SOUTH WHITLEY — Parking and parks were two topics of discussion at Tuesday’s South Whitley Town Council meeting.
At the March 14 meeting, Town Marshal Mikel VanDevender asked the council for guidance on how to enforce the two-hour parking time limit in downtown South Whitley.
The council answered his question Tuesday by electing to begin enforcing the town’s two-hour parking signs starting April 12. VanDevender said it will be universally enforced for everyone in the town. Anyone caught parking longer than two hours will receive a warning. After that, a citation will be issued.
“My goal is to be able to handle it without citations,” VanDevender said.
VanDevender also informed the council that a Lenovo laptop would be purchased to replace a failing computer.
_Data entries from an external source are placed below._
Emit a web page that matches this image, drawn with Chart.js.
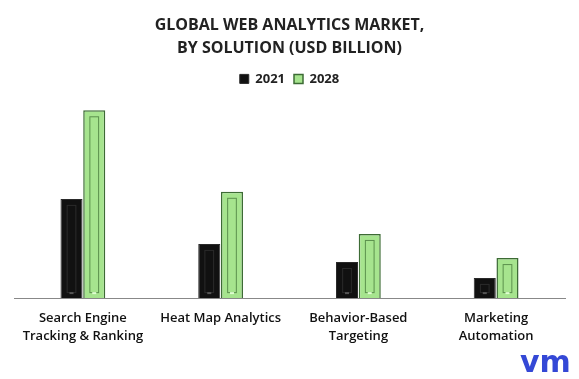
<!DOCTYPE html>
<html><head><meta charset="utf-8">
<script src="https://cdn.jsdelivr.net/npm/chart.js@4/dist/chart.umd.min.js"></script>
<style>html,body{margin:0;padding:0;background:#fff}#wrap{width:579px;height:379px}</style>
</head><body><div id="wrap"><canvas id="c" width="579" height="379"></canvas></div>
<script>
const categories = [["Search Engine","Tracking & Ranking"],"Heat Map Analytics",["Behavior-Based","Targeting"],["Marketing","Automation"]];
const values2021 = [2.8, 1.53, 1.02, 0.57];
const values2028 = [5.3, 3.0, 1.81, 1.13];
const titleLines = ["GLOBAL WEB ANALYTICS MARKET,","BY SOLUTION (USD BILLION)"];

const innerDeco = {
  id:'innerDeco',
  afterDatasetsDraw(chart){
    const ctx = chart.ctx;
    chart.data.datasets.forEach((ds,i)=>{
      const meta = chart.getDatasetMeta(i);
      meta.data.forEach(bar=>{
        const w = bar.width, l = bar.x - w/2, t = bar.y, b = bar.base;
        ctx.save();
        ctx.strokeStyle = i===0 ? 'rgba(60,60,60,0.6)' : 'rgba(60,110,50,0.7)';
        ctx.lineWidth = 1;
        const inset = Math.max(4, w*0.28);
        ctx.strokeRect(l+inset+0.5, t+6.5, w-2*inset-1, Math.max(0,b-t-12));
        ctx.fillStyle = i===0 ? '#555' : '#dfffd0';
        ctx.fillRect(bar.x-2, b-6, 4, 2);
        ctx.restore();
      });
    });
  }
};
const logo = {
  id:'logo',
  afterDraw(chart){
    const ctx = chart.ctx;
    ctx.save();
    ctx.fillStyle = '#3448d6';
    ctx.font = 'bold 30px "DejaVu Sans"';
    ctx.textBaseline = 'alphabetic';
    ctx.fillText('vm', 520, 372);
    ctx.restore();
  }
};

new Chart(document.getElementById('c'), {
  type:'bar',
  data:{
    labels: categories,
    datasets:[
      {label:'2021', data: values2021, backgroundColor:'#111111', borderColor:'#2a2a2a', borderWidth:1},
      {label:'2028', data: values2028, backgroundColor:'#a6e48e', borderColor:'#3d6b35', borderWidth:1.5}
    ]
  },
  options:{
    responsive:false, animation:false,
    layout:{padding:{left:14,right:14,top:12,bottom:31}},
    plugins:{
      title:{display:true, text:titleLines, color:'#222', font:{family:'Open Sans', size:16, weight:'bold', lineHeight:1.45}, padding:{top:2,bottom:3}},
      legend:{display:true, labels:{boxWidth:9, boxHeight:9, color:'#222', font:{family:'Open Sans', size:13, weight:'bold'}, padding:9}},
      tooltip:{enabled:false}
    },
    scales:{
      x:{grid:{display:false}, border:{display:true,color:'#888',width:1},
         ticks:{color:'#111', font:{family:'Open Sans', size:13, weight:'600', lineHeight:1.38}, maxRotation:0, autoSkip:false, padding:3}},
      y:{display:false, min:0, max:5.72}
    },
    datasets:{bar:{categoryPercentage:0.33, barPercentage:0.97}}
  },
  plugins:[innerDeco, logo]
});
</script></body></html>
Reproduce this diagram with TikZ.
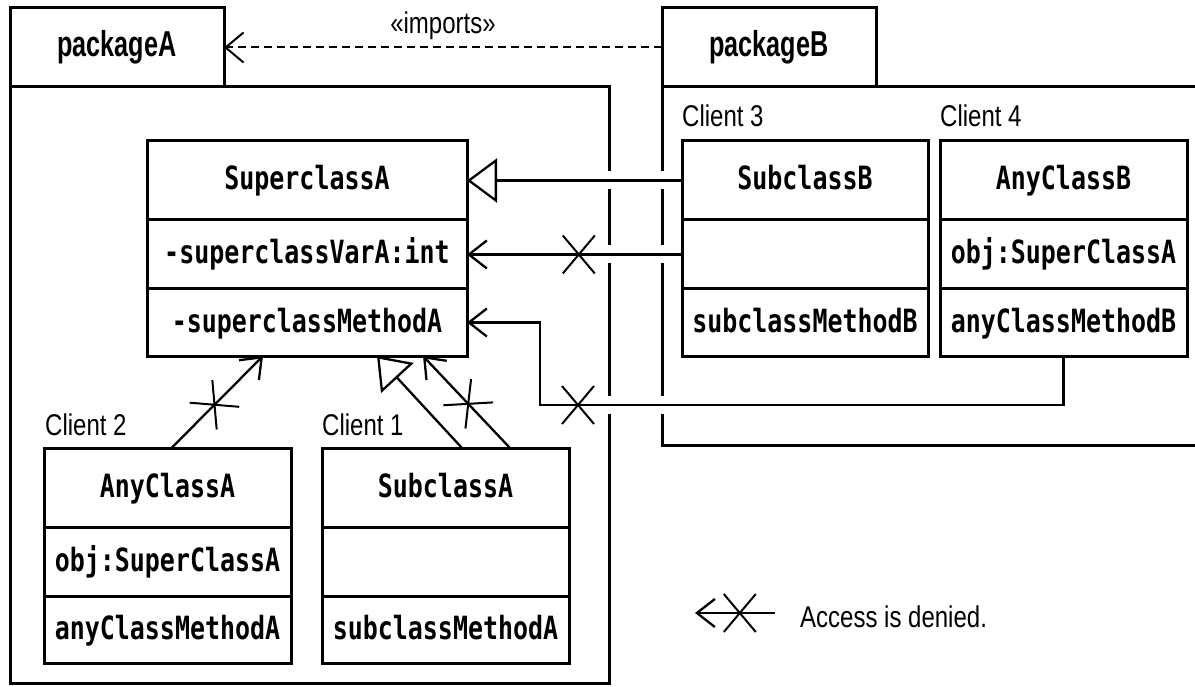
\documentclass[tikz,border=0pt]{standalone}
\usepackage{fontspec}
\usetikzlibrary{arrows.meta,shapes.misc,positioning,calc}
\newfontfamily\classfont[FakeStretch=0.78]{DejaVu Sans Mono Bold}
\newfontfamily\pkgfont[FakeStretch=0.7]{Liberation Sans Bold}
\newfontfamily\lblfont[FakeStretch=0.8]{Liberation Sans}
\begin{document}
\begin{tikzpicture}[x=1pt,y=-1pt,
  pkgtab/.style={draw, line width=3pt, rectangle, minimum width=214pt, minimum height=79pt,
    inner sep=0pt, outer sep=0pt, anchor=north west, font={\pkgfont\fontsize{36}{40}\selectfont}},
  pkgbody/.style={draw, line width=3pt, rectangle, inner sep=0pt, outer sep=0pt, anchor=north west},
  comp/.style={draw, line width=3pt, rectangle, minimum width=247pt, inner sep=0pt, outer sep=0pt,
    font={\classfont\fontsize{32}{36}\selectfont}, text height=23pt, text depth=4pt},
  cA/.style={minimum height=79pt},
  cB/.style={minimum height=69pt},
  cC/.style={minimum height=67pt},
  lbl/.style={inner sep=0pt, font={\lblfont\fontsize{30}{34}\selectfont}},
  deny/.style={line width=2.3pt, -{Straight Barb[length=18pt,width=28pt,line width=2.3pt]}},
  gen/.style={line width=2.3pt, -{Triangle[open,length=30pt,width=44pt,line width=2.3pt]}},
  imports/.style={line width=2pt, dash pattern=on 8pt off 5pt,
    -{Straight Barb[length=18pt,width=30pt,line width=2pt]}},
  denyx/.style={cross out, draw, line width=2pt, minimum width=32pt, minimum height=38pt,
    inner sep=0pt, outer sep=0pt, sloped},
  gap/.style={fill=white}
]
\useasboundingbox (0,0) rectangle (1195,687);
\clip (0,0) rectangle (1195,687);

% packages
\node[pkgtab] (tabA) at (10,8) {packageA};
\node[pkgbody, minimum width=599pt, minimum height=596pt] (pkgA) at (10,87) {};
\node[pkgtab] (tabB) at (662,8) {packageB};
\node[pkgbody, minimum width=560pt, minimum height=358pt] (pkgB) at (662,87) {};

% SuperclassA
\node[comp, cA, minimum width=320pt, anchor=north west] (supA1) at (147,141) {SuperclassA};
\node[comp, cB, minimum width=320pt, below=0pt of supA1] (supA2) {-superclassVarA:int};
\node[comp, cC, minimum width=320pt, below=0pt of supA2] (supA3) {-superclassMethodA};

% SubclassB
\node[comp, cA, minimum width=246pt, anchor=north west] (subB1) at (682,141) {SubclassB};
\node[comp, cB, minimum width=246pt, below=0pt of subB1] (subB2) {};
\node[comp, cC, minimum width=246pt, below=0pt of subB2] (subB3) {subclassMethodB};

% AnyClassB
\node[comp, cA, anchor=north west] (anyB1) at (940,141) {AnyClassB};
\node[comp, cB, below=0pt of anyB1] (anyB2) {obj:SuperClassA};
\node[comp, cC, below=0pt of anyB2] (anyB3) {anyClassMethodB};

% AnyClassA
\node[comp, cA, anchor=north west] (anyA1) at (44,448) {AnyClassA};
\node[comp, cB, below=0pt of anyA1] (anyA2) {obj:SuperClassA};
\node[comp, cC, below=0pt of anyA2] (anyA3) {anyClassMethodA};

% SubclassA
\node[comp, cA, anchor=north west] (subA1) at (322,448) {SubclassA};
\node[comp, cB, below=0pt of subA1] (subA2) {};
\node[comp, cC, below=0pt of subA2] (subA3) {subclassMethodA};

% client labels
\node[lbl, anchor=base west] (cl3) at (682,127) {Client 3};
\node[lbl, anchor=base west] (cl4) at (940,127) {Client 4};
\node[lbl, anchor=base west] (cl2) at (45,435) {Client 2};
\node[lbl, anchor=base west] (cl1) at (322,435) {Client 1};

% gaps in package borders where connectors cross
\coordinate (bend) at (540,405);
\foreach \p in {supA1.east, supA2.east, bend} {
  \fill[gap] ($(pkgA.east |- \p)+(-4,-9)$) rectangle ++(8,18);
  \fill[gap] ($(pkgB.west |- \p)+(-4,-9)$) rectangle ++(8,18);
}

% imports dependency
\draw[imports] (tabB.west) -- node[lbl, midway, yshift=22pt] {«imports»} (tabA.east);

% connectors from packageB
\draw[gen] (subB1.west) -- (supA1.east);
\draw[deny] (subB2.west) -- node[denyx, pos=0.48] {} (supA2.east);
\draw[deny] (anyB3.south) |- (bend) |- (supA3.east);
\node[denyx] (xB) at (578,405) {};

% connectors from packageA clients
\draw[deny] ([xshift=4pt]anyA1.north) -- node[denyx, pos=0.47] {} ([xshift=116pt]supA3.south west);
\draw[gen] ([xshift=140pt]subA1.north west) -- ([xshift=230pt]supA3.south west);
\draw[deny] ([xshift=188pt]subA1.north west) -- node[denyx, pos=0.48] {} ([xshift=276pt]supA3.south west);

% legend
\coordinate (legR) at (775,613);
\coordinate (legL) at (695,613);
\draw[deny] (legR) -- node[denyx, pos=0.44] {} (legL);
\node[lbl, anchor=base west] (legT) at (800,627) {Access is denied.};
\end{tikzpicture}
\end{document}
The laptop will cost 1,164.60. VanDevender informed the council because the cost is over $1,000. The police department has authorization to purchase up to $5,000 before needing approval from the council.VanDevender also wanted the council’s approval to purchase 3 GPS pucks at $50 a piece. These devices would allow dispatch to see the location of the police car. This would allow dispatch to send the closest officer to the scene improving response time.
Judy Earnhart, of the park board, also sought guidance from the council Tuesday. The park board’s budget is $7,500 and the park has about $6,000 in projects this year.
Projects include replacing the water fountain that currently doesn’t work; replacing 24 railroad ties around the playground equipment, at Hagan Park that have been deemed a safety hazard due to bees living in the wooden ties. A section of fence along the basketball court would also be repaired.
The cost of the water fountain would be about $1,246. $80 per piece of railroad tie. The section of fence would cost between $1,700 and $2,000. The council considered purchasing the water fountain for the park, but Councilman Bill Boggs suggested that once the park exhausted its own funds, the council would look in to assisting if something came up. Greg Hockemeyer, town attorney, also said that the park board could seek a grant from the Whitley County Community Foundation.
Kent Slater, waste water operator and crew leader, told the council the water line at the Marathon gas station has been plugging shut. The line is going to have to be replaced because it is a lead line. To replace the line, crews will bore under the road. This will cause a few cuts in the road and cost $6,500, however, the alternative would cause the road to be closed and cost $8,000.
Lori Starkey requested $200 from the council to help pay for hanging flowers, which was approved.
The council also approved a $1,751.17 credit for a sewer bill.